Another scenario involves structural rehabilitation. Suppose an older timber beam shows excessive midspan deflection under modern loads. By entering the current geometry and load into the calculator, engineers can quantify the mismatch between demand and capacity. They can then test alternatives such as bonded carbon fiber strips or supplemental steel channels. Because the modulus of elasticity of carbon fiber may exceed 200 GPa, even a few millimeters of reinforcement can slash deflection dramatically, a conclusion the calculator reveals by recalculating I and S for the composite section.

Best Practices for Accurate Calculations

  • Verify that the beam’s support condition matches the assumed simply supported case. For cantilevers or continuous spans, use appropriate formulas or finite element models.
  • Use service loads for deflection checks and factored loads for strength checks. The calculator provides raw values you can combine with code limits.
  • Consider shear, torsion, and lateral-torsional buckling separately. While the tool provides bending-centric metrics, safety requires comprehensive verification.
  • Cross-check results with design manuals such as the AISC Steel Construction Manual or the ACI floor system tables.
  • For composite or tapered sections, compute transformed section properties before entering values to approximate the effective parameters.

Interpreting the Chart Output

The chart included with the calculator plots area, inertia, section modulus, and deflection on a bar chart. Because these values span different units, focus on comparative trends. For instance, if the deflection bar towers over the others, it hints that serviceability controls the design. If inertia and section modulus barely change when you adjust width, consider increasing height because of the cubic relationship to depth. The visual cue complements the numeric display by offering quick intuition during concept design meetings or classroom demonstrations.

Connecting to Standards and Research

Engineers frequently combine calculator outputs with official references. The National Institute of Standards and Technology publishes material properties and structural research that inform modulus and load assumptions. Transportation projects rely on guidance from the Federal Highway Administration for live load models and deflection limits on bridge girders. Academic resources such as the Massachusetts Institute of Technology open courseware provide derivations of the beam equations implemented in the calculator. By anchoring inputs and interpretations to these authoritative sources, practitioners ensure that quick studies transition seamlessly into code-compliant designs.

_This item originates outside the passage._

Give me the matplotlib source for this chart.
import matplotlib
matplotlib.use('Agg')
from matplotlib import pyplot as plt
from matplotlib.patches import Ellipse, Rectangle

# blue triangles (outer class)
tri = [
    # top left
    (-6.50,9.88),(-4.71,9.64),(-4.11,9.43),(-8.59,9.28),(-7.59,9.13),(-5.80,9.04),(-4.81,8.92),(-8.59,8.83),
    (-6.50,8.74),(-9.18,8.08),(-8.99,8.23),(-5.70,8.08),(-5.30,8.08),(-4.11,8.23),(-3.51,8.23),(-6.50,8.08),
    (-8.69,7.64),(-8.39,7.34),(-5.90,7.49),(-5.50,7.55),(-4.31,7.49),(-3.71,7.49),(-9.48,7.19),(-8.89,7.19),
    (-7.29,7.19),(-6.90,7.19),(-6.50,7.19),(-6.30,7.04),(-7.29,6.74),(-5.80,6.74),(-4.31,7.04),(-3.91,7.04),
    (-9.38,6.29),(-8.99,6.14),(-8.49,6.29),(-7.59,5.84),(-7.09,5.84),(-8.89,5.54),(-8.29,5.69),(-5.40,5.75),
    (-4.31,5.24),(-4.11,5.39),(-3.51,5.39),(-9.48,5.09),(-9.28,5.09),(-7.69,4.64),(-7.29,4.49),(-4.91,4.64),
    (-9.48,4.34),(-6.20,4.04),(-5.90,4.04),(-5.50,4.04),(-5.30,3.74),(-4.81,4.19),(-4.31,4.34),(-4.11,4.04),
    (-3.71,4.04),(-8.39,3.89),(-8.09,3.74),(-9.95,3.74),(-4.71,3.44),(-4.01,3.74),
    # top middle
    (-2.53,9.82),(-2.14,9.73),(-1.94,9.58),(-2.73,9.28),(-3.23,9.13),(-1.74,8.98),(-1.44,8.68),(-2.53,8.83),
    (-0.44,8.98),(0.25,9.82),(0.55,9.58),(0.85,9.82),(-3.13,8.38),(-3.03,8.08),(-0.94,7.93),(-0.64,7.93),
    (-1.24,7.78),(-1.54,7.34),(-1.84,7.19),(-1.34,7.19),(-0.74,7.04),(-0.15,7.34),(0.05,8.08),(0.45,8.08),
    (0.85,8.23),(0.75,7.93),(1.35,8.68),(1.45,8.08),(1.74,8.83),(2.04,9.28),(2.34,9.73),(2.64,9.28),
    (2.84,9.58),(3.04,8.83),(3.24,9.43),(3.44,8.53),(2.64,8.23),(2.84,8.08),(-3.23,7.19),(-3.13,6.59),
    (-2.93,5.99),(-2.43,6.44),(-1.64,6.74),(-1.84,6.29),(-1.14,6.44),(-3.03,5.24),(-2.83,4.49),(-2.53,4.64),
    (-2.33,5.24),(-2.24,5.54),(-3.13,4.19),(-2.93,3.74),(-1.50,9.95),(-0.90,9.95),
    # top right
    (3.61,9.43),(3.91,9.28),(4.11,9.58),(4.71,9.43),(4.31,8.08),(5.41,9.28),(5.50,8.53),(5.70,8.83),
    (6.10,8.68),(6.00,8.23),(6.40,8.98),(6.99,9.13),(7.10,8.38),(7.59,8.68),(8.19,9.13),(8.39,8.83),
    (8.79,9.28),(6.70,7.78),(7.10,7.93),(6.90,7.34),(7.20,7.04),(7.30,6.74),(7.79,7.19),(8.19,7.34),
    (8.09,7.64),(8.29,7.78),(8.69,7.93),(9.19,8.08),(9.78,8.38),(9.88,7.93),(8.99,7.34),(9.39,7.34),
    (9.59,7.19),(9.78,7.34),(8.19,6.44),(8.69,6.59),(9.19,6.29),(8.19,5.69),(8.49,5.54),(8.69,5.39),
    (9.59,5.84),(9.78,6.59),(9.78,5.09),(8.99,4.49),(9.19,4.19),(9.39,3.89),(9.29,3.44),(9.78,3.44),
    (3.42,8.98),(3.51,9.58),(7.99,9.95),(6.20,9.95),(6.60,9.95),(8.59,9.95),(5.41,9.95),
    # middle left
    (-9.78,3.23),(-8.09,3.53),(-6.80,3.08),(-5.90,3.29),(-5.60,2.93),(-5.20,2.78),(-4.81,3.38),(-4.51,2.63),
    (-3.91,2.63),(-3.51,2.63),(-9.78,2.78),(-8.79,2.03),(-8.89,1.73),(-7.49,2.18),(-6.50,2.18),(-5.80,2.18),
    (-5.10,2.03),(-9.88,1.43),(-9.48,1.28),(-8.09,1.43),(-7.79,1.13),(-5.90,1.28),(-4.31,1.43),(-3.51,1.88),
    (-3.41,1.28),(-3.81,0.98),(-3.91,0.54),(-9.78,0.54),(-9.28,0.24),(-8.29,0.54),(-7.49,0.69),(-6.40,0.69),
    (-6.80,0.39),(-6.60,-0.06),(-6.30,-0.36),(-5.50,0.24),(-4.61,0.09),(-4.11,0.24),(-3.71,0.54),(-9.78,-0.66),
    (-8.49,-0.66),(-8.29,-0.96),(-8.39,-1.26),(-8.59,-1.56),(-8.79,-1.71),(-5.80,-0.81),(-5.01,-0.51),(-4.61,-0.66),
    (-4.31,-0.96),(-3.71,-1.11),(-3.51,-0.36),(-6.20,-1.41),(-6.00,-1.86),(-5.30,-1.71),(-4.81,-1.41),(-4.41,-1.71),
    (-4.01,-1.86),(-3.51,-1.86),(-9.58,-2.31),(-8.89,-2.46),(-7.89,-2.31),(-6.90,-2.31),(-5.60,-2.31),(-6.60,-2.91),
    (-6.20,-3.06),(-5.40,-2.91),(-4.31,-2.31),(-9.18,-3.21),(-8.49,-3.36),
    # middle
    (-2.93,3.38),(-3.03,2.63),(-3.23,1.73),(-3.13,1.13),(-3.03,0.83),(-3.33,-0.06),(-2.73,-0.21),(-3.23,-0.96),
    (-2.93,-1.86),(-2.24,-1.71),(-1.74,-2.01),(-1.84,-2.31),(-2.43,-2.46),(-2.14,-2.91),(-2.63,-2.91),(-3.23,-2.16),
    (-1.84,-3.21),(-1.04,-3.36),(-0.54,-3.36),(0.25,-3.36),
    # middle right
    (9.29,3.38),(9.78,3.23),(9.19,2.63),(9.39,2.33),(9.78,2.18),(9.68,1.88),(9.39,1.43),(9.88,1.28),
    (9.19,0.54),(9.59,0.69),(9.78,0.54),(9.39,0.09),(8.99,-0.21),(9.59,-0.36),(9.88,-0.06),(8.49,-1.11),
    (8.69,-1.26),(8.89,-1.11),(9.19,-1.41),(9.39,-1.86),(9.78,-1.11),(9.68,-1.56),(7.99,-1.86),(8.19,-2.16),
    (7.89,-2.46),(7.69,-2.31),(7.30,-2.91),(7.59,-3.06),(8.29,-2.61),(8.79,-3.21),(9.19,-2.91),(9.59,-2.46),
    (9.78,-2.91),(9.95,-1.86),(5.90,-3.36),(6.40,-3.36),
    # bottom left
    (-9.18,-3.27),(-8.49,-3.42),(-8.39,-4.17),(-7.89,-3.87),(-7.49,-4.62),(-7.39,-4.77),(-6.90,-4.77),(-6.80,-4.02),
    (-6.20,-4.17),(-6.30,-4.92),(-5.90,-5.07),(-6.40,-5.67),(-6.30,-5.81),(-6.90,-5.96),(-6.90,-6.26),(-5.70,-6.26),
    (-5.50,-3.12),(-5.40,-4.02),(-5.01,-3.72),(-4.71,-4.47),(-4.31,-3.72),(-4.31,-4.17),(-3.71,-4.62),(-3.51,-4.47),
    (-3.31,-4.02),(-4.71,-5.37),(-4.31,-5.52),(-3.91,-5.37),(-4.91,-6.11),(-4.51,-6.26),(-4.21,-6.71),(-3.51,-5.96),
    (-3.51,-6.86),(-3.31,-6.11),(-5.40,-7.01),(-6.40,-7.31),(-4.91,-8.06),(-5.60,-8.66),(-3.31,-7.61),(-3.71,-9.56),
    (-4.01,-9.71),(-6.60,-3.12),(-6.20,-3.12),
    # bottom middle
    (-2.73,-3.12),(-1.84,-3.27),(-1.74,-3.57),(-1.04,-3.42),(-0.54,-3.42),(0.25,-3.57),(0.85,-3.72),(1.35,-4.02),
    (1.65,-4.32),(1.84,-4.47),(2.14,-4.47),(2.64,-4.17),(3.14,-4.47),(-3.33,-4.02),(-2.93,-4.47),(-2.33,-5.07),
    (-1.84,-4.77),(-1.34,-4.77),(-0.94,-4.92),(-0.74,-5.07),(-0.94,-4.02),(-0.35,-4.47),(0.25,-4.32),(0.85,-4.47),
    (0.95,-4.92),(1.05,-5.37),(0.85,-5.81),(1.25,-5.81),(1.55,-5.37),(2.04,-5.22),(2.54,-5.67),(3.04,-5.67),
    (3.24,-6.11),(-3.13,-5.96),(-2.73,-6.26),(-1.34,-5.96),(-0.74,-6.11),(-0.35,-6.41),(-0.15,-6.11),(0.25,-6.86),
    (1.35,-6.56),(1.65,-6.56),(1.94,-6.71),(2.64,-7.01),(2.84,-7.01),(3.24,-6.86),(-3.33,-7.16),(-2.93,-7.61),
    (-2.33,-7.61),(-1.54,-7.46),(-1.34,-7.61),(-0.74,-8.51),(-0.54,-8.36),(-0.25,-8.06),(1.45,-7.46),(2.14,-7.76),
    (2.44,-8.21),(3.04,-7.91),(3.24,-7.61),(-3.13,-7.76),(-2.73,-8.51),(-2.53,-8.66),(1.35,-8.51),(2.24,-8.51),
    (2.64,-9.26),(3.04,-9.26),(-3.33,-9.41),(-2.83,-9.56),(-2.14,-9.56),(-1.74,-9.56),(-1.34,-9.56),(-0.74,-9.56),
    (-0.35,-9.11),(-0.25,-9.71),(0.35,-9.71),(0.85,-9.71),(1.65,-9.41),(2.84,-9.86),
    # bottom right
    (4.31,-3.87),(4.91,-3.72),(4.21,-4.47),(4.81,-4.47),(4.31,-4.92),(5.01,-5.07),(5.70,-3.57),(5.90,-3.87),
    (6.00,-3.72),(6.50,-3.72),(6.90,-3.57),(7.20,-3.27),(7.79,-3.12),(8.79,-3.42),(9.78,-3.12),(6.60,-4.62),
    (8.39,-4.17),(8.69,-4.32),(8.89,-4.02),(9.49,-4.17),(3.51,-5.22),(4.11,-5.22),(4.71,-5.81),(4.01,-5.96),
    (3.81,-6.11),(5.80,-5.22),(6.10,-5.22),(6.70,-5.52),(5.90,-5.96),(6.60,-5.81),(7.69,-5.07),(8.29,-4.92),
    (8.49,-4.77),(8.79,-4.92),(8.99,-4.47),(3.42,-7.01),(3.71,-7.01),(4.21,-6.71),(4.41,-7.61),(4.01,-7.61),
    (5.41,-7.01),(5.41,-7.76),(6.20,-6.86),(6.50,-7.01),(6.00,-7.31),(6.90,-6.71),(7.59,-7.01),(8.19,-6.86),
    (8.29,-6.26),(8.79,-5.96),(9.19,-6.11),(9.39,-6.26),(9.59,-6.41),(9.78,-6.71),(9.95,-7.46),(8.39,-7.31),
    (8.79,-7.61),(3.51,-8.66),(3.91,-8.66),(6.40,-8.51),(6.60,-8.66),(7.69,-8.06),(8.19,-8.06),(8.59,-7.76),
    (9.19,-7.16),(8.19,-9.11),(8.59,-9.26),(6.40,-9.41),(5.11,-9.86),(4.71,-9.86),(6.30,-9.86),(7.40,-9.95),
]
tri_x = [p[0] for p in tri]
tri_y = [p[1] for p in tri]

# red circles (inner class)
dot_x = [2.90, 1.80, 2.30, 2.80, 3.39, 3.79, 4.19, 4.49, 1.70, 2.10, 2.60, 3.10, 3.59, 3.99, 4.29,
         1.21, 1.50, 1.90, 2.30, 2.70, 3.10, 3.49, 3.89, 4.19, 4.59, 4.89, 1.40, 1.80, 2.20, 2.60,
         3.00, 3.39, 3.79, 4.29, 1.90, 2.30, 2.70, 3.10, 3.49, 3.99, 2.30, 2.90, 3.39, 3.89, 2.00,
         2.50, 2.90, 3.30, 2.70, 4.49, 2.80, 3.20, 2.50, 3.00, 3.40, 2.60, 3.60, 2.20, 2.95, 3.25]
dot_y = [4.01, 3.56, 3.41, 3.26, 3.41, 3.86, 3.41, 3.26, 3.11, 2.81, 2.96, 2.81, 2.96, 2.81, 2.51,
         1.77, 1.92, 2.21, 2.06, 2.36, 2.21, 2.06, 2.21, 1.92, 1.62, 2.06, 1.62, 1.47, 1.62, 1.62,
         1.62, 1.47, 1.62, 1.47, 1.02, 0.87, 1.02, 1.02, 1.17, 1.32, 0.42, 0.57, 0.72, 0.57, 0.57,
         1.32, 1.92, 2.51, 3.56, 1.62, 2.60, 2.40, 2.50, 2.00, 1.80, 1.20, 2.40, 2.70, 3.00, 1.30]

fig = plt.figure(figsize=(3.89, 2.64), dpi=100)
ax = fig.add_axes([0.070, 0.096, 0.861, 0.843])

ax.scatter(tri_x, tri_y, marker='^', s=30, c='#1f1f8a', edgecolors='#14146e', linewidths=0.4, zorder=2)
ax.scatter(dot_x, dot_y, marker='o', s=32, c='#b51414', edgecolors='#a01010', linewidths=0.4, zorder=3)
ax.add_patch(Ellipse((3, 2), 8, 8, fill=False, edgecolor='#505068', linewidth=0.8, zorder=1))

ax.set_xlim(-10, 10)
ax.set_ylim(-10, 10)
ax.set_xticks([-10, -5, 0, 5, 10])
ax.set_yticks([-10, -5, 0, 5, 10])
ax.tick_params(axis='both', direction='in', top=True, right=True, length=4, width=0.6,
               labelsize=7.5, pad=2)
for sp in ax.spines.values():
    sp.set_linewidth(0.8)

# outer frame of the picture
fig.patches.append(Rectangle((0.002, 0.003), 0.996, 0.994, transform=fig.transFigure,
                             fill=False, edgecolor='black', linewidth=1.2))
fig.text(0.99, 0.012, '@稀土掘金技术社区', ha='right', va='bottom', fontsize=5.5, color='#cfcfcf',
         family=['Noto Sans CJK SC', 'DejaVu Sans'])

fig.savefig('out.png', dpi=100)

Ultimately, a beam properties calculator is more than a convenience. It is a bridge between fundamental mechanics and the complex treatments found in professional design codes. As projects demand faster delivery and more transparency, being able to document how each input shapes the final deflection, stress, and area builds confidence among clients, contractors, and regulatory agencies. Whether you are validating a repair detail, vetting a new material, or guiding students through bending theory, the calculator and the workflow described above provide a powerful, data-driven foundation. Continue experimenting with different spans and loads, and let the visualization guide your understanding of how much stiffness each dimension contributes. This iterative mindset is the hallmark of modern structural engineering.